__Task to carry out__.
Tally up the lines carrying the string "code" and respond with only the resulting number.

__Records supplied__.
═══

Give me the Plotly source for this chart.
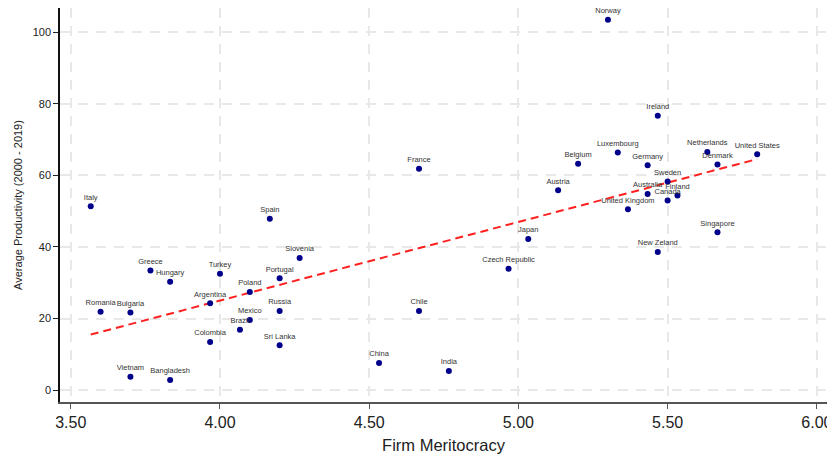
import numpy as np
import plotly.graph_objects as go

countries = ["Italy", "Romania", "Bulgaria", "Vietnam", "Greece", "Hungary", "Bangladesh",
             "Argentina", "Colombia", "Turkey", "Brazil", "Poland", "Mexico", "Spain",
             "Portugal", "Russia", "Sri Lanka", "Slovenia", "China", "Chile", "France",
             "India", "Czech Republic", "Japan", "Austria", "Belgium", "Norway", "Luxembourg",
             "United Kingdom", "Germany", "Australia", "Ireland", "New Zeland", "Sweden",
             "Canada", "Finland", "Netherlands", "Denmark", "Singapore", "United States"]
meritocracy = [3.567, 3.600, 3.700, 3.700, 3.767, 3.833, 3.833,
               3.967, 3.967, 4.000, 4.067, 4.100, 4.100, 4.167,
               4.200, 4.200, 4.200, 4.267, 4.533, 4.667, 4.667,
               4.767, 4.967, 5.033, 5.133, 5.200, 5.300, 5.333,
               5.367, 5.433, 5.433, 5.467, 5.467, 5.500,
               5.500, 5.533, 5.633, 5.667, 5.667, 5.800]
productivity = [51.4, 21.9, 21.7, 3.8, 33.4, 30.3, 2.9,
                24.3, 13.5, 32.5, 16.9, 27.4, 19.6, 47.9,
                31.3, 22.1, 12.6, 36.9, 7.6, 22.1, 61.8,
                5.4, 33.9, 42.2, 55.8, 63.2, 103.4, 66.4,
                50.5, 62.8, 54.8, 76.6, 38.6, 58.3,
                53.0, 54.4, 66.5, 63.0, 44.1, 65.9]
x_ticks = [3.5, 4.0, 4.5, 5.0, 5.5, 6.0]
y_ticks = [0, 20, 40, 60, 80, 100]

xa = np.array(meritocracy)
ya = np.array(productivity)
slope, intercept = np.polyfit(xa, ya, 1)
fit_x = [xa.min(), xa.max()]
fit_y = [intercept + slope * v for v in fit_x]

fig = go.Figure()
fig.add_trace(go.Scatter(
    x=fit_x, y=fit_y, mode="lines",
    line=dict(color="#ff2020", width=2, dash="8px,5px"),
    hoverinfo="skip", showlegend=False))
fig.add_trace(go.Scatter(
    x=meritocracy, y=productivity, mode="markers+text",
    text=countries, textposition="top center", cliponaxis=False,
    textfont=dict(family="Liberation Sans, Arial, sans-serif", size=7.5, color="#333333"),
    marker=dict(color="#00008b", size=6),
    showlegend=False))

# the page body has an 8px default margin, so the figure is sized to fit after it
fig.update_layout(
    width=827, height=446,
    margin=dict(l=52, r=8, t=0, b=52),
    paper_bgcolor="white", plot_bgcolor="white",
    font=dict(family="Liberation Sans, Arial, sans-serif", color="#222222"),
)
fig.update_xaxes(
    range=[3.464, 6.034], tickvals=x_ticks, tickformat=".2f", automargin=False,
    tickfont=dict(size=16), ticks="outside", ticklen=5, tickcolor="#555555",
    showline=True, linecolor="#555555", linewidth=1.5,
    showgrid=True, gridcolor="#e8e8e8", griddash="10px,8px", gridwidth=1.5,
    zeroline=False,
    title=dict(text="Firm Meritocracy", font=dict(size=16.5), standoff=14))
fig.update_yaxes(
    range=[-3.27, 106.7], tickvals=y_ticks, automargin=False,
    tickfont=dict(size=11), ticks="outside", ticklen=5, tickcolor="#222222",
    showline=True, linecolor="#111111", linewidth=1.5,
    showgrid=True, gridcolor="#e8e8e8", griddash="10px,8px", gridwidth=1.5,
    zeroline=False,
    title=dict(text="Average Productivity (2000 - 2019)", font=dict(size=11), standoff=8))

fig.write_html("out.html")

═══

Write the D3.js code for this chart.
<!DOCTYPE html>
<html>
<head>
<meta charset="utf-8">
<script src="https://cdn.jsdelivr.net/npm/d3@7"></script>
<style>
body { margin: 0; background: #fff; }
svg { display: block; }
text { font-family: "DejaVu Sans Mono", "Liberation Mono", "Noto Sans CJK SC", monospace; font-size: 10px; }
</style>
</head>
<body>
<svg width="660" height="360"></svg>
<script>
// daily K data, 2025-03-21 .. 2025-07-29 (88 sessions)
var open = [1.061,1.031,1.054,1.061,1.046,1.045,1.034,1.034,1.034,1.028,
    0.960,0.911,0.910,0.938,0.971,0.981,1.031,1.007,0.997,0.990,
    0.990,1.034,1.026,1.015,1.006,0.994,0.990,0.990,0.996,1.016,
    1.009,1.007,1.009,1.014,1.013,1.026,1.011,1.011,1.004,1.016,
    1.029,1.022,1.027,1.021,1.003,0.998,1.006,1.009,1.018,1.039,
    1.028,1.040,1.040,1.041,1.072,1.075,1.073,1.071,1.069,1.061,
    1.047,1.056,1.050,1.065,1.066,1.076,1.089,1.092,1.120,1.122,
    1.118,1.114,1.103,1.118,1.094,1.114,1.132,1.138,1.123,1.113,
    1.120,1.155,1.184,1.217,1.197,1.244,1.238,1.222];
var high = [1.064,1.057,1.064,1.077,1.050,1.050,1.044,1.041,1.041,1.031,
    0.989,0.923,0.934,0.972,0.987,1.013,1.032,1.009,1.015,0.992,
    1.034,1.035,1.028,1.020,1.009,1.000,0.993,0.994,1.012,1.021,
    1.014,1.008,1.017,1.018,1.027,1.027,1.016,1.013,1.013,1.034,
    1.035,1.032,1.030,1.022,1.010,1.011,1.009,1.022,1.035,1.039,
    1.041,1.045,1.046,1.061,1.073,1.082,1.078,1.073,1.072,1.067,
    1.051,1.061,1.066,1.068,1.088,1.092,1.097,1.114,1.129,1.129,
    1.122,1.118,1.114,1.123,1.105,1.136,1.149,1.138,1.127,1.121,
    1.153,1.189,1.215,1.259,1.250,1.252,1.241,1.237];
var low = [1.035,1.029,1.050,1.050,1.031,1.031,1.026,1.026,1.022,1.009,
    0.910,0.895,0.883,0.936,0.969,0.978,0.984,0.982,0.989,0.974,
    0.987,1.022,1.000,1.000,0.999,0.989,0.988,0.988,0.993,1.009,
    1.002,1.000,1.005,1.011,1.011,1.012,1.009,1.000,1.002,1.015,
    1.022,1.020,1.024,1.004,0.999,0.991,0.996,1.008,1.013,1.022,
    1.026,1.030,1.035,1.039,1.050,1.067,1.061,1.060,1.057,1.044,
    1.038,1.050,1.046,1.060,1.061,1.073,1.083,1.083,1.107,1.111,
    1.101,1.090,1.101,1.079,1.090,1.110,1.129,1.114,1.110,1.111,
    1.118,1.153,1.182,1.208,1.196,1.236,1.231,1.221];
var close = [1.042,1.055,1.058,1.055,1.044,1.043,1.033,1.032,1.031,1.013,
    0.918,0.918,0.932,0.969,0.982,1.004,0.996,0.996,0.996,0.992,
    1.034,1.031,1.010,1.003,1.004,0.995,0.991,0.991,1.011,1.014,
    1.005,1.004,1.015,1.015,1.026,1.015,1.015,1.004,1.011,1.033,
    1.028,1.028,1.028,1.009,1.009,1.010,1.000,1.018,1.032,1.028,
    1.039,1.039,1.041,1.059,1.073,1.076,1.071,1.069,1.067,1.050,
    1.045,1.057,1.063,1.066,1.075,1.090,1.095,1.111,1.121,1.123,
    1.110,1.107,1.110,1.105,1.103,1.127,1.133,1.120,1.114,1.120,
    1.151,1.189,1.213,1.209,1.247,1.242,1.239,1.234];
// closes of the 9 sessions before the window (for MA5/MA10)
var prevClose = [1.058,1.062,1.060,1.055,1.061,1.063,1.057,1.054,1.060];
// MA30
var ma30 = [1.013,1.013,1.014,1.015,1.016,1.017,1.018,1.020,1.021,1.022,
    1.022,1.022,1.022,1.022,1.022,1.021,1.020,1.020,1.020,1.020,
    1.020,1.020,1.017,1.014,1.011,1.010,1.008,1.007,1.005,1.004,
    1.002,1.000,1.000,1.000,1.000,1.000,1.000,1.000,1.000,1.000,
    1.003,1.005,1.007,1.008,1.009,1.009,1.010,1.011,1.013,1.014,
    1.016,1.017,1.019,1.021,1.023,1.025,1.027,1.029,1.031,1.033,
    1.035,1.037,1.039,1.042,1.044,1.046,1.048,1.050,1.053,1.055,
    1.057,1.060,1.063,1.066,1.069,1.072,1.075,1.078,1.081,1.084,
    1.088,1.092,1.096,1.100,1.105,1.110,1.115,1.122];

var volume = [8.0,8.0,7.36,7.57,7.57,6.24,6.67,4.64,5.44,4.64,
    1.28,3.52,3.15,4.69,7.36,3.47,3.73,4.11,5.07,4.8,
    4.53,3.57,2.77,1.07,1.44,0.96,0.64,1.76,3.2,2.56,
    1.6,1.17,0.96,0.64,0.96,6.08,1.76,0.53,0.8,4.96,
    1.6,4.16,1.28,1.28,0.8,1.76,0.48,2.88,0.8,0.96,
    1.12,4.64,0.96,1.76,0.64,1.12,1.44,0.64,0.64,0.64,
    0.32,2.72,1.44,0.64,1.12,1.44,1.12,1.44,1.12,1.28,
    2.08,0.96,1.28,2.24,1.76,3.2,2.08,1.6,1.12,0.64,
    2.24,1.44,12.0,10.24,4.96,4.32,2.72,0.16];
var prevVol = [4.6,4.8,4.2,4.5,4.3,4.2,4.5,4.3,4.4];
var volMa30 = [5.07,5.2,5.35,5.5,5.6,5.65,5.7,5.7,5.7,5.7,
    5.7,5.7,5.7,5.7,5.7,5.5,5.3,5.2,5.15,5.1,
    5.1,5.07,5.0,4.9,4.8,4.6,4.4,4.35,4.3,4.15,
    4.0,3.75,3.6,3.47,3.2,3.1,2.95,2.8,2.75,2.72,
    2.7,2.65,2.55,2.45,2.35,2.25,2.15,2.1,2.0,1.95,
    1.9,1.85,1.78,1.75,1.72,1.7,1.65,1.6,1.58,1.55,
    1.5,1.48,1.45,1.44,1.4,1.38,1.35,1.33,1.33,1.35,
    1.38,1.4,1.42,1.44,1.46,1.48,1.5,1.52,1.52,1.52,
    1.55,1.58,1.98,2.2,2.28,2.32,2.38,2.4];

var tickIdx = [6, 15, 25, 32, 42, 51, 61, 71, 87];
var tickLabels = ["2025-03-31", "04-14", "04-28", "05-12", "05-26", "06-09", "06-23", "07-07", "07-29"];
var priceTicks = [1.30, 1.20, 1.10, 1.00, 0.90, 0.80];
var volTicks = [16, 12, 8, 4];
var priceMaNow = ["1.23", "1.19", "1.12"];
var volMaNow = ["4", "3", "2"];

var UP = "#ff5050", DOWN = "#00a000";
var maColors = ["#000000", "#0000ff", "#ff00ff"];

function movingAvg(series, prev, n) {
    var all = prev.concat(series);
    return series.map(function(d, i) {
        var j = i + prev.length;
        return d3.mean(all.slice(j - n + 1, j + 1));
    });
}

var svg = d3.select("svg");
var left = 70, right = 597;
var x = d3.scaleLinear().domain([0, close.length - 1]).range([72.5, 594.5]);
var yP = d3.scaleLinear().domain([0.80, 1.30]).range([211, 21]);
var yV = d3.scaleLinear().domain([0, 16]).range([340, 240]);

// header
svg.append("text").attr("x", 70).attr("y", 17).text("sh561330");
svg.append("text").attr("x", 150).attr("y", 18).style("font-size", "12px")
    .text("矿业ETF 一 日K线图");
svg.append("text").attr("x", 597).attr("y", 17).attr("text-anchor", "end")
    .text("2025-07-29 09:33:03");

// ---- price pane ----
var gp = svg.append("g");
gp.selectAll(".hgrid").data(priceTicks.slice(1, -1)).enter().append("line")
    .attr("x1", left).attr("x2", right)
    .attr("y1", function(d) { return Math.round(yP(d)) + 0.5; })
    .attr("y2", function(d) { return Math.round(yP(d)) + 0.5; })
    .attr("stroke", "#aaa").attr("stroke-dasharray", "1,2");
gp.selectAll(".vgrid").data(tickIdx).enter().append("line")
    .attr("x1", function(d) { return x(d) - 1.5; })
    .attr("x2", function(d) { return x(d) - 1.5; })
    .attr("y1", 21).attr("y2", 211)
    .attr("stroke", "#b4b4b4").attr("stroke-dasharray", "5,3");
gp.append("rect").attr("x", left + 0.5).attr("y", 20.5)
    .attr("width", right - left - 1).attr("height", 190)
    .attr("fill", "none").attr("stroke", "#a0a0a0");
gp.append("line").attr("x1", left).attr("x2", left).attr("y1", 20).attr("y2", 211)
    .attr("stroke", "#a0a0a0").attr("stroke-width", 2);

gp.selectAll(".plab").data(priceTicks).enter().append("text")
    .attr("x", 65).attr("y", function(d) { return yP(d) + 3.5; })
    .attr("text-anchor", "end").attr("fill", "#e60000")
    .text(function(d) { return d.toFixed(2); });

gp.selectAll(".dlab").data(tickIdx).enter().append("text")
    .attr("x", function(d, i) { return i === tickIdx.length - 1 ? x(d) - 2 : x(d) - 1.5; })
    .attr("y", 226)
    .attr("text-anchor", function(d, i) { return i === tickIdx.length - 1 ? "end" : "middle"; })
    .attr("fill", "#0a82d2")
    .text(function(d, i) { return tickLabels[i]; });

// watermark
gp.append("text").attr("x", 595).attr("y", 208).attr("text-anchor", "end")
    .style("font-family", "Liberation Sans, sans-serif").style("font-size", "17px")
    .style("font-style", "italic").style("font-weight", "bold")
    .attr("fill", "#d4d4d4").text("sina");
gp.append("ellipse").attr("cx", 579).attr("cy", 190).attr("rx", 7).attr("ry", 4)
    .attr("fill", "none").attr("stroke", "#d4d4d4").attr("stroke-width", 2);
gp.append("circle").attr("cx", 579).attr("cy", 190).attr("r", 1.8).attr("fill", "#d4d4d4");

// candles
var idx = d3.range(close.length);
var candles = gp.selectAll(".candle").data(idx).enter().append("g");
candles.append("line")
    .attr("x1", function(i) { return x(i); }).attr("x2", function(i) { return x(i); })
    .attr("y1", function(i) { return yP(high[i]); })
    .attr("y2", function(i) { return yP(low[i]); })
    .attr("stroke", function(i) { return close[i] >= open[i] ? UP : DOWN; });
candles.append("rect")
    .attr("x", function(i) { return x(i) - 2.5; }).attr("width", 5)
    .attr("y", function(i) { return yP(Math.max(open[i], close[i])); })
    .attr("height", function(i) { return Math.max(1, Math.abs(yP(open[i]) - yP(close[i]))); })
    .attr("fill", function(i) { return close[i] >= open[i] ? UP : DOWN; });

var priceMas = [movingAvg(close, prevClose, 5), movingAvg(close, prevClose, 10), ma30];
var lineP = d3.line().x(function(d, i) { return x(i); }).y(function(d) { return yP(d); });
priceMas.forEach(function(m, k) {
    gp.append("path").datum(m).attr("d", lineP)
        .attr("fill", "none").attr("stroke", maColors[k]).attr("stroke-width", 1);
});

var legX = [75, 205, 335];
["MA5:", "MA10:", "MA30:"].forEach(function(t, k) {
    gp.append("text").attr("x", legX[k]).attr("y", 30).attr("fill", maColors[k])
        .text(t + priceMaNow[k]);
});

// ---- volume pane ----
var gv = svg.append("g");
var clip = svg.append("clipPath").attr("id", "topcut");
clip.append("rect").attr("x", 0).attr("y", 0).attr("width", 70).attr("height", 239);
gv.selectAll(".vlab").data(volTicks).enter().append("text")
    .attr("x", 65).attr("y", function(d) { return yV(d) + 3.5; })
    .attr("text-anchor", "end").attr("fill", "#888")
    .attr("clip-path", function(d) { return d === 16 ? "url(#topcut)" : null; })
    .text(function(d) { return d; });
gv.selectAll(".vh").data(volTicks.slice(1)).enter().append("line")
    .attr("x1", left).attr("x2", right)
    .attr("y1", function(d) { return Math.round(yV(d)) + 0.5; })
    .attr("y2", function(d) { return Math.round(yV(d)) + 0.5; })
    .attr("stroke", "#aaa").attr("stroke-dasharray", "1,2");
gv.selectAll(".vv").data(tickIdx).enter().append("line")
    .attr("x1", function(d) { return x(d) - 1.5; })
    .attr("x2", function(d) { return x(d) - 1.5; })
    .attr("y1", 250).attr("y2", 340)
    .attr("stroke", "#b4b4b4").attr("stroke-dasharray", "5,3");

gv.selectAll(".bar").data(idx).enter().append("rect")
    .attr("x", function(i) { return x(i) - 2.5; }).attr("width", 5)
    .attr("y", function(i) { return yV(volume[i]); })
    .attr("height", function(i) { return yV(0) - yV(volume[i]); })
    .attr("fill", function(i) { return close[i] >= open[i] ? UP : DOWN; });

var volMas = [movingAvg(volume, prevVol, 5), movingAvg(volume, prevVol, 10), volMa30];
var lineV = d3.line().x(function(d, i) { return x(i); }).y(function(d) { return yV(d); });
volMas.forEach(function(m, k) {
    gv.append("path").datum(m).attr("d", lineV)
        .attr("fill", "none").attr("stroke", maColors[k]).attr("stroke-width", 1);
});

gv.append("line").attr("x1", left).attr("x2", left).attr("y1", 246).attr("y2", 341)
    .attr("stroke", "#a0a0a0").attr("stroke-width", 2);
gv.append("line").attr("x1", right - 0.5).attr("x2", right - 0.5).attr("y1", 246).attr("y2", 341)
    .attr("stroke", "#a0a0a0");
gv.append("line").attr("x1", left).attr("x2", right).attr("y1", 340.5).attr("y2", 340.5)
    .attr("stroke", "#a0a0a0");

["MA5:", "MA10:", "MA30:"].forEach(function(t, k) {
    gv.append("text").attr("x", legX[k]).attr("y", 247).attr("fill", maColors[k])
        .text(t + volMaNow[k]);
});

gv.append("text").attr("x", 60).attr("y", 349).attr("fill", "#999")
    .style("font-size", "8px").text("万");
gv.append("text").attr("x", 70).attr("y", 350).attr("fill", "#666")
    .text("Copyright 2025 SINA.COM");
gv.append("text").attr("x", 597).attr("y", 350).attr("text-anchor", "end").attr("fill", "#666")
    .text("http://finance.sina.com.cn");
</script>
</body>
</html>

═══

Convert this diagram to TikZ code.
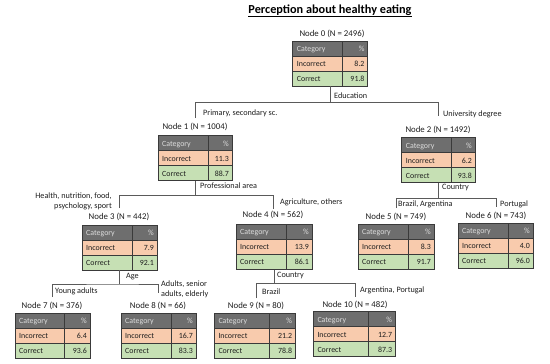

═══

__Answer for the task__.
2